◆ **THE RECORDS**
>> Start
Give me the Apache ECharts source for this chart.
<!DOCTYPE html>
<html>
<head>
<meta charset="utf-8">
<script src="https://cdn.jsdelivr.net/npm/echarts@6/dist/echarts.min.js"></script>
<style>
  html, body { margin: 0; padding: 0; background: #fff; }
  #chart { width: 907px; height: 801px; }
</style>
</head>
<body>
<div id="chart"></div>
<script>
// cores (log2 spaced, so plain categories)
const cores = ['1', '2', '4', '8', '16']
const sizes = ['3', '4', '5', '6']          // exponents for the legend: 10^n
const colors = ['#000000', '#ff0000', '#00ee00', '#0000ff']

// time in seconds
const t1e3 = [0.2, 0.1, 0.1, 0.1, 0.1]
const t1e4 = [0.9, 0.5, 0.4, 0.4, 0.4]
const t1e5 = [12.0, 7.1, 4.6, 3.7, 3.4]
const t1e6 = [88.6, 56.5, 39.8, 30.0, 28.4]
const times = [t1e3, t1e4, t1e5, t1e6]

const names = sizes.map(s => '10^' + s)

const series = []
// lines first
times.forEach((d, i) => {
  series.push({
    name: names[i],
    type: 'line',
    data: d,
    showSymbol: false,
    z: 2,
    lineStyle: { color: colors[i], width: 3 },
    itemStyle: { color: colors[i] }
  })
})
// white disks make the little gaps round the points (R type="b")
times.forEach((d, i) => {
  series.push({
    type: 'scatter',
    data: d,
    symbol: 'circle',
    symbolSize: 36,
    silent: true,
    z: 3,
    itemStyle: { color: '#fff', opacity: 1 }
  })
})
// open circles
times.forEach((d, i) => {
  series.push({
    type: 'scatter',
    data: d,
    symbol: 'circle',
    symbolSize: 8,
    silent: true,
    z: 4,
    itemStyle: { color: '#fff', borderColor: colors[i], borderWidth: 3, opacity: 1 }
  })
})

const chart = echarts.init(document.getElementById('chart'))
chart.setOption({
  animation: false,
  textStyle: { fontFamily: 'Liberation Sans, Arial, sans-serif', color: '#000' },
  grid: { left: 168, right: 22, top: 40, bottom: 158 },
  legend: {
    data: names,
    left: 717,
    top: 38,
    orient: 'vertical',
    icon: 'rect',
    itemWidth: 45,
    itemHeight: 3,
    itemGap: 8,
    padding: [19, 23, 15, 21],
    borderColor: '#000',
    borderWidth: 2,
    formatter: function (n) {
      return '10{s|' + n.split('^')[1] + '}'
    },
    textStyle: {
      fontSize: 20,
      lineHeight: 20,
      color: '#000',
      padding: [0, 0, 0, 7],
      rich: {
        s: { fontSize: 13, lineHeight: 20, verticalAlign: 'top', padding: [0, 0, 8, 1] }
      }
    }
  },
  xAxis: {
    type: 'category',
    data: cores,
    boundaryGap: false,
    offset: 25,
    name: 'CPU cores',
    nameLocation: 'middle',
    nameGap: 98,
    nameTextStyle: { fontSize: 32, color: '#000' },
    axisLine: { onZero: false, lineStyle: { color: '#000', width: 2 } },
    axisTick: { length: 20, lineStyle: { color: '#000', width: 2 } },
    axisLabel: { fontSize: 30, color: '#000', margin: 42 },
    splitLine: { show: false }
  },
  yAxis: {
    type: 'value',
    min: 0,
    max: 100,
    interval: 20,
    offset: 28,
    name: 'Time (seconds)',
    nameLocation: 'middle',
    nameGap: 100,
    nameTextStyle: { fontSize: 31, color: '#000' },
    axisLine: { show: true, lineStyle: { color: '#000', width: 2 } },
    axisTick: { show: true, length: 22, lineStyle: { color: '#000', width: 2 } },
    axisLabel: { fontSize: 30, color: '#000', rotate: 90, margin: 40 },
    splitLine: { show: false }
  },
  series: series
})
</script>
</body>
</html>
>> End
>> Start
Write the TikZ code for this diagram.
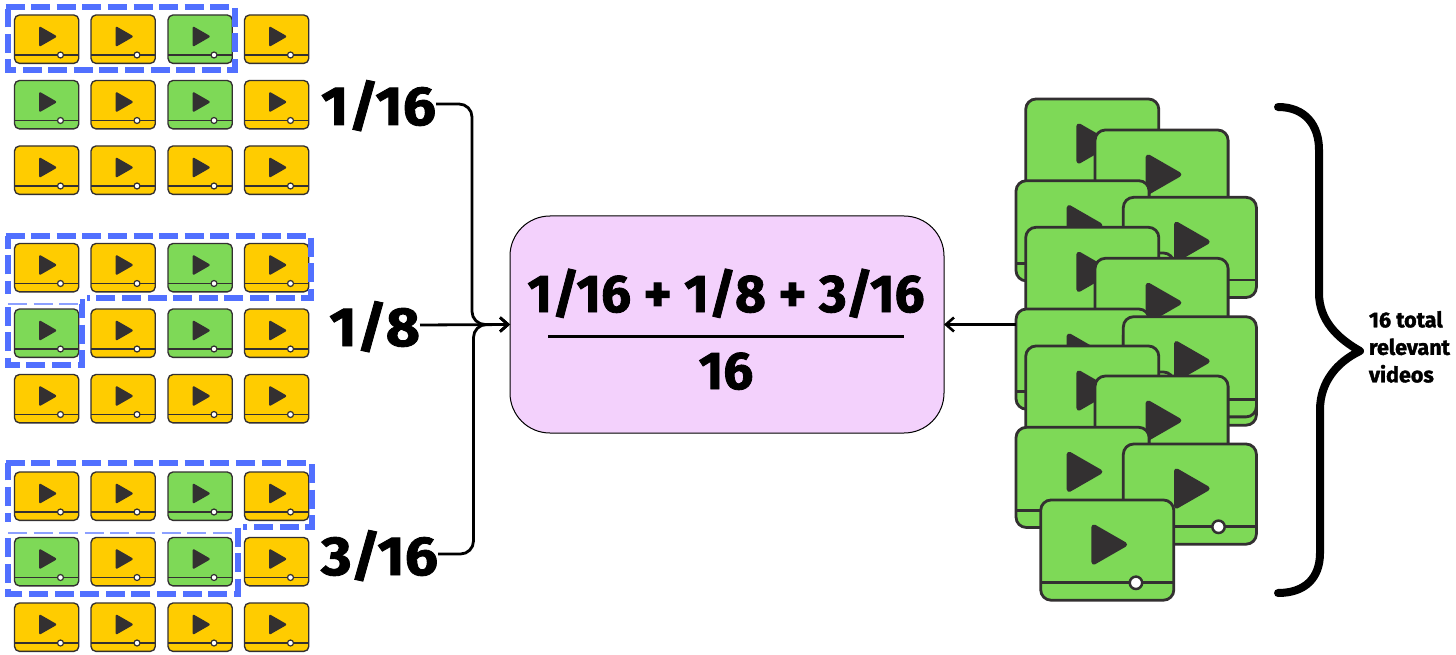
>> End
◆ **EXERCISE REQUIREMENTS**
Quote the data above from the line containing "Give me the" to the line containing "const times = [t1e3, t1e4, t1e5, t1e6]", inclusive, and stop.

◆ **SOLUTION FOR THIS TASK**
Give me the Apache ECharts source for this chart.
<!DOCTYPE html>
<html>
<head>
<meta charset="utf-8">
<script src="https://cdn.jsdelivr.net/npm/echarts@6/dist/echarts.min.js"></script>
<style>
  html, body { margin: 0; padding: 0; background: #fff; }
  #chart { width: 907px; height: 801px; }
</style>
</head>
<body>
<div id="chart"></div>
<script>
// cores (log2 spaced, so plain categories)
const cores = ['1', '2', '4', '8', '16']
const sizes = ['3', '4', '5', '6']          // exponents for the legend: 10^n
const colors = ['#000000', '#ff0000', '#00ee00', '#0000ff']

// time in seconds
const t1e3 = [0.2, 0.1, 0.1, 0.1, 0.1]
const t1e4 = [0.9, 0.5, 0.4, 0.4, 0.4]
const t1e5 = [12.0, 7.1, 4.6, 3.7, 3.4]
const t1e6 = [88.6, 56.5, 39.8, 30.0, 28.4]
const times = [t1e3, t1e4, t1e5, t1e6]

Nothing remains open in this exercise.